The solving step is:

1. **Imagine our charged particle:** Let's say we have a little charged particle, maybe with a charge we call 'q'.
2. **Electric Push:** If this particle is in an electric field (E), the field pushes it with a force. We call this the electric force ($F_E$). It's easy to calculate: $F_E = q \times E$. If the particle is positive, it gets pushed one way; if negative, the other way.
3. **Magnetic Push:** Now, if this same particle is also moving (with velocity 'v') through a magnetic field (B) that's exactly sideways (perpendicular) to its movement and the electric field, the magnetic field also pushes it! This is the magnetic force ($F_B$). It's calculated as: $F_B = q \times v \times B$.
4. **Making it Go Straight:** For our particle to go in a perfectly straight line, these two pushes (the electric force and the magnetic force) must be exactly equal in strength but pushing in opposite directions. They cancel each other out!
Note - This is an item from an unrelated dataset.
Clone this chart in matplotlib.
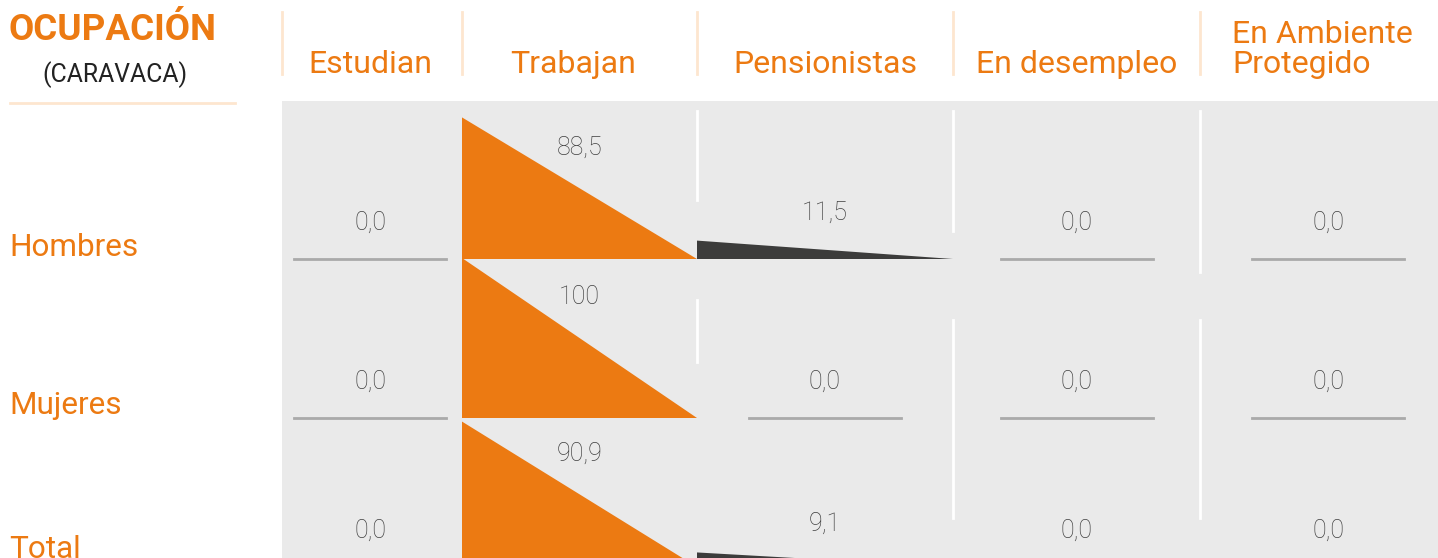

5. **Balancing the Forces:** So, we set the two forces equal to each other:
$F_E = F_B$
$q \times E = q \times v \times B$
6. **Finding the Special Speed:** Look! Both sides have 'q' (the charge). That means we can cancel 'q' from both sides!
$E = v \times B$
To find the velocity 'v' that makes this happen, we just need to divide both sides by 'B':
$v = \frac{E}{B}$
7. **Why it's a "Velocity Selector":** This is super cool! Because 'q' (the charge) canceled out, and 'm' (the mass) was never even in our force equations, this special speed $v = E/B$ works for *any* charged particle, no matter how big or small its charge is, or how heavy or light it is! Only particles moving at *this exact speed* will go straight through the crossed fields. Faster particles will get bent one way, and slower particles will get bent the other way. It's like a gate that only lets specific speeds pass through!